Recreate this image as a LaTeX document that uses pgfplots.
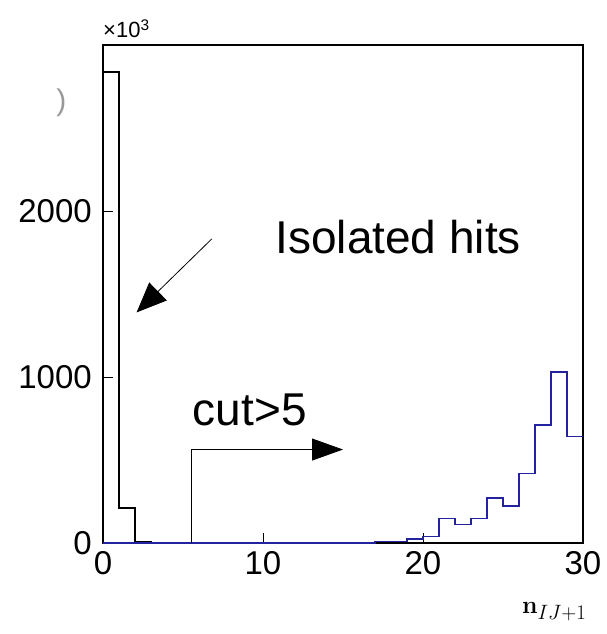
\documentclass[border=0pt]{standalone}
\usepackage{pgfplots}
\pgfplotsset{compat=1.18}
\usepackage[no-math]{fontspec}
\setmainfont{Liberation Sans}
\usetikzlibrary{arrows.meta}
\definecolor{histblue}{RGB}{35,35,160}

\begin{document}
\begin{tikzpicture}
\useasboundingbox (-103pt,-91pt) rectangle (504pt,543pt);
\begin{axis}[
  at={(0pt,0pt)}, anchor=south west,
  width=480pt, height=498pt, scale only axis,
  xmin=0, xmax=30, ymin=0, ymax=3000,
  xtick={0,10,20,30}, ytick={0,1000,2000},
  xticklabels={0,10,20,30}, yticklabels={0,1000,2000},
  scaled ticks=false,
  tick align=inside, major tick length=10pt, tick pos=left,
  tick style={black, line width=0.8pt},
  axis line style={line width=1.4pt},
  tick label style={font=\fontsize{33}{36}\selectfont},
  xticklabel style={inner sep=2pt, yshift=-6pt},
  yticklabel style={inner sep=2pt, xshift=-9pt},
  clip=false,
]
% hits with no neighbour
\addplot[black, line width=1.4pt, const plot mark left]
  coordinates {(0,0)(0,2838)(1,210)(2,10)(3,0)(30,0)};
% hits with neighbours
\addplot[histblue, line width=1.4pt, const plot mark left]
  coordinates {(0,0)(17,10)(18,10)(19,25)(20,38)(21,148)(22,112)(23,148)
               (24,271)(25,222)(26,417)(27,711)(28,1030)(29,641)(30,641)};

\draw[line width=0.8pt, -{Triangle[length=30pt,width=25pt]}]
  (axis cs:6.8,1832) -- (axis cs:2.1,1389);
\draw[line width=0.8pt, -{Triangle[length=31pt,width=22pt]}]
  (axis cs:5.53,0) |- (axis cs:15,563);

\node[anchor=base, inner sep=0pt, font=\fontsize{46}{50}\selectfont]
  at (axis cs:18.45,1743) {Isolated hits};
\node[anchor=base west, inner sep=0pt, font=\fontsize{46}{50}\selectfont]
  at (axis cs:5.6,707) {cut>5};

\node[anchor=base west, inner sep=0pt, font=\fontsize{22}{24}\selectfont]
  at (axis cs:0,3000) [yshift=7pt] {×10\textsuperscript{3}};
\node[gray!80, font=\fontsize{30}{32}\selectfont] at (axis cs:-2.6,2650) {)};
\node[font=\fontsize{28}{30}\selectfont]
  at (axis cs:28.2,-413) {$\mathbf{n}_{IJ+1}$};
\end{axis}
\end{tikzpicture}
\end{document}
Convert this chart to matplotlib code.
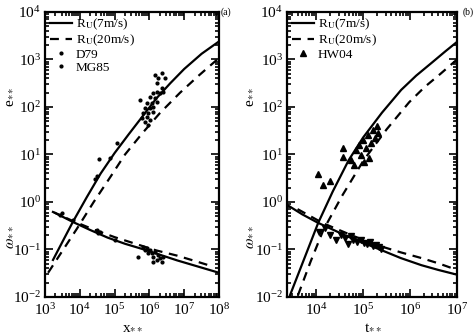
import numpy as np
import matplotlib
matplotlib.use("Agg")
import matplotlib.pyplot as plt
from matplotlib.ticker import LogLocator, NullFormatter, LogFormatterSciNotation

plt.rcParams['font.family'] = ['Liberation Serif', 'DejaVu Serif']
plt.rcParams['mathtext.fontset'] = 'stix'

# --- panel (a): model curves vs x**, values given as log10 ---
a_e7_x = [3.23, 3.5, 3.8, 4.2, 4.6, 5.0, 5.4, 5.8, 6.2, 6.6, 7.0, 7.5, 8.0]
a_e7_y = [-1.22, -0.84, -0.42, 0.1, 0.6, 1.03, 1.42, 1.8, 2.18, 2.5, 2.8, 3.12, 3.38]
a_e20_x = [3.09, 3.5, 3.92, 4.4, 4.9, 5.3, 5.8, 6.3, 6.88, 7.4, 7.95]
a_e20_y = [-1.49, -1.03, -0.56, 0.0, 0.55, 1.0, 1.45, 1.87, 2.3, 2.65, 3.0]
a_w7_x = [3.29, 3.8, 4.3, 4.8, 5.3, 5.8, 6.3, 6.8, 7.4, 8.0]
a_w7_y = [-0.23, -0.42, -0.59, -0.75, -0.88, -0.99, -1.11, -1.23, -1.36, -1.49]
a_w20_x = [3.2, 3.8, 4.4, 5.0, 5.6, 6.2, 6.8, 7.3, 7.74]
a_w20_y = [-0.2, -0.40, -0.58, -0.74, -0.88, -1.02, -1.13, -1.24, -1.34]

# D79 / MG85 observations (log10)
d79_x = [4.55, 4.87, 5.07, 4.44, 4.5, 3.43, 3.49, 3.8, 4.49, 4.52, 4.58, 5.01]
d79_y = [0.9, 0.93, 1.24, 0.48, 0.55, -0.27, -0.23, -0.38, -0.59, -0.65, -0.63, -0.8]
mg85_x = [5.73, 6.16, 6.25, 6.36, 6.22, 6.45, 6.1, 6.22, 6.3, 6.02, 6.16, 5.93, 6.07,
          6.22, 5.87, 6.02, 6.1, 5.82, 5.96, 6.1, 5.79, 5.93, 5.87, 6.02, 5.96, 6.36,
          6.39,
          5.67, 5.82, 5.93, 6.02, 6.07, 6.1, 6.16, 6.22, 6.25, 6.3, 6.36, 6.1, 5.96,
          5.87, 6.39]
mg85_y = [2.15, 2.67, 2.61, 2.72, 2.51, 2.61, 2.29, 2.32, 2.3, 2.21, 2.19, 2.08, 2.08,
          2.1, 1.98, 1.98, 2.0, 1.87, 1.87, 1.9, 1.77, 1.79, 1.68, 1.73, 1.62, 2.4,
          2.32,
          -1.16, -0.95, -0.97, -1.01, -1.07, -1.16, -1.05, -1.22, -1.12, -1.18, -1.26,
          -1.26, -1.07, -1.01, -1.16]

# --- panel (b): model curves vs t** ---
b_e7_x = [3.44, 3.74, 4.04, 4.35, 4.69, 5.0, 5.4, 5.81, 6.13, 6.46, 6.75, 7.0]
b_e7_y = [-1.96, -1.2, -0.44, 0.22, 0.88, 1.36, 1.88, 2.36, 2.66, 2.93, 3.17, 3.37]
b_e20_x = [3.61, 3.88, 4.15, 4.55, 5.01, 5.5, 5.98, 6.31, 6.65, 7.0]
b_e20_y = [-1.96, -1.25, -0.59, 0.13, 0.88, 1.53, 2.1, 2.42, 2.7, 3.0]
b_w7_x = [3.375, 3.7, 4.04, 4.7, 5.38, 5.8, 6.24, 6.6, 7.0]
b_w7_y = [-0.06, -0.26, -0.44, -0.74, -1.01, -1.18, -1.33, -1.43, -1.53]
b_w20_x = [3.6, 4.15, 4.8, 5.4, 5.8, 6.24, 6.6, 7.0]
b_w20_y = [-0.15, -0.45, -0.72, -0.94, -1.06, -1.18, -1.29, -1.43]

# HW04 observations (log10)
hw_e_x = [4.04, 4.3, 4.15, 4.56, 4.56, 4.73, 4.84, 4.91, 4.95, 4.99, 5.06, 5.1, 5.16,
          5.21, 5.25, 5.29, 5.32, 5.12, 5.01, 4.8]
hw_e_y = [0.59, 0.44, 0.36, 0.95, 1.14, 0.88, 1.09, 1.2, 0.99, 1.31, 1.14, 1.41, 1.24,
          1.52, 1.35, 1.6, 1.45, 0.93, 0.84, 0.78]
hw_w_x = [4.06, 4.19, 4.3, 4.52, 4.62, 4.73, 4.78, 4.86, 4.95, 5.01, 5.08, 5.14, 5.21,
          5.27, 5.34, 5.38, 4.43, 4.67]
hw_w_y = [-0.63, -0.55, -0.69, -0.69, -0.76, -0.72, -0.8, -0.84, -0.8, -0.86, -0.88,
          -0.84, -0.93, -0.91, -0.95, -0.99, -0.8, -0.88]

y_ticks = [1e-2, 1e-1, 1e0, 1e1, 1e2, 1e3, 1e4]
a_x_ticks = [1e3, 1e4, 1e5, 1e6, 1e7, 1e8]
b_x_ticks = [1e4, 1e5, 1e6, 1e7]


def p(v):
    return 10 ** np.asarray(v)


def estilo_ejes(ax, xlim, xticks):
    ax.set_xscale('log')
    ax.set_yscale('log')
    for s in ax.spines.values():
        s.set_linewidth(1.6)
    ax.set_xticks(xticks)
    ax.set_yticks(y_ticks)
    ax.xaxis.set_major_formatter(LogFormatterSciNotation())
    ax.yaxis.set_major_formatter(LogFormatterSciNotation())
    ax.xaxis.set_minor_locator(LogLocator(base=10, subs=np.arange(2, 10), numticks=12))
    ax.yaxis.set_minor_locator(LogLocator(base=10, subs=np.arange(2, 10), numticks=12))
    ax.xaxis.set_minor_formatter(NullFormatter())
    ax.yaxis.set_minor_formatter(NullFormatter())
    ax.tick_params(which='both', direction='in', top=True, right=True,
                   labelsize=11, width=1.2)
    ax.tick_params(axis='x', which='major', pad=4)
    ax.tick_params(axis='y', which='major', pad=3)
    ax.tick_params(which='major', length=6)
    ax.tick_params(which='minor', length=3)
    ax.set_xlim(*xlim)
    ax.set_ylim(1e-2, 1e4)


def leyenda(ax):
    ax.legend(loc='upper left', frameon=False, fontsize=9.5, handlelength=1.7,
              handletextpad=0.3, labelspacing=0.05, borderaxespad=0.15,
              borderpad=0.2)


fig = plt.figure(figsize=(4.74, 3.34), dpi=100)
ax1 = fig.add_axes([0.0949, 0.1108, 0.3671, 0.8533])
ax2 = fig.add_axes([0.6055, 0.1108, 0.3586, 0.8533])

lw = 1.6
dash = (0, (4, 3))

# panel (a)
ax1.plot(p(a_e7_x), p(a_e7_y), 'k-', lw=lw, label=r'R$_\mathrm{U}$(7m/s)')
ax1.plot(p(a_e20_x), p(a_e20_y), 'k', ls=dash, lw=lw, label=r'R$_\mathrm{U}$(20m/s)')
ax1.plot(p(a_w7_x), p(a_w7_y), 'k-', lw=lw)
ax1.plot(p(a_w20_x), p(a_w20_y), 'k', ls=dash, lw=lw)
ax1.plot(p(d79_x), p(d79_y), 'k.', ms=4, label='D79')
ax1.plot(p(mg85_x), p(mg85_y), 'k.', ms=4, label='MG85')
estilo_ejes(ax1, (1e3, 1e8), a_x_ticks)
leyenda(ax1)

# panel (b)
ax2.plot(p(b_e7_x), p(b_e7_y), 'k-', lw=lw, label=r'R$_\mathrm{U}$(7m/s)')
ax2.plot(p(b_e20_x), p(b_e20_y), 'k', ls=dash, lw=lw, label=r'R$_\mathrm{U}$(20m/s)')
ax2.plot(p(b_w7_x), p(b_w7_y), 'k-', lw=lw)
ax2.plot(p(b_w20_x), p(b_w20_y), 'k', ls=dash, lw=lw)
ax2.plot(p(hw_e_x), p(hw_e_y), 'k^', ms=5, label='HW04')
ax2.plot(p(hw_w_x), p(hw_w_y), 'kv', ms=4)
estilo_ejes(ax2, (10 ** 3.375, 1e7), b_x_ticks)
leyenda(ax2)

# etiquetas de ejes
for xx in (0.018, 0.525):
    fig.text(xx, 0.71, r'e$_{**}$', rotation=90, ha='center', va='center', fontsize=11)
    fig.text(xx, 0.29, r'$\omega_{**}$', rotation=90, ha='center', va='center', fontsize=11)
fig.text(0.28, 0.003, r'x$_{**}$', ha='center', va='bottom', fontsize=11)
fig.text(0.787, 0.003, r't$_{**}$', ha='center', va='bottom', fontsize=11)
fig.text(0.477, 0.962, '(a)', ha='center', va='center', fontsize=7)
fig.text(0.987, 0.962, '(b)', ha='center', va='center', fontsize=7)

fig.savefig('out.png', dpi=100)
——————————
**Written task**
Retype only the lines above from the one with "Convert this chart to matplotlib code." through the one with "plt.rcParams['mathtext.fontset'] = 'stix'", exactly and with both ends. Images stay out.

**Output for this task**
Convert this chart to matplotlib code.
import numpy as np
import matplotlib
matplotlib.use("Agg")
import matplotlib.pyplot as plt
from matplotlib.ticker import LogLocator, NullFormatter, LogFormatterSciNotation

plt.rcParams['font.family'] = ['Liberation Serif', 'DejaVu Serif']
plt.rcParams['mathtext.fontset'] = 'stix'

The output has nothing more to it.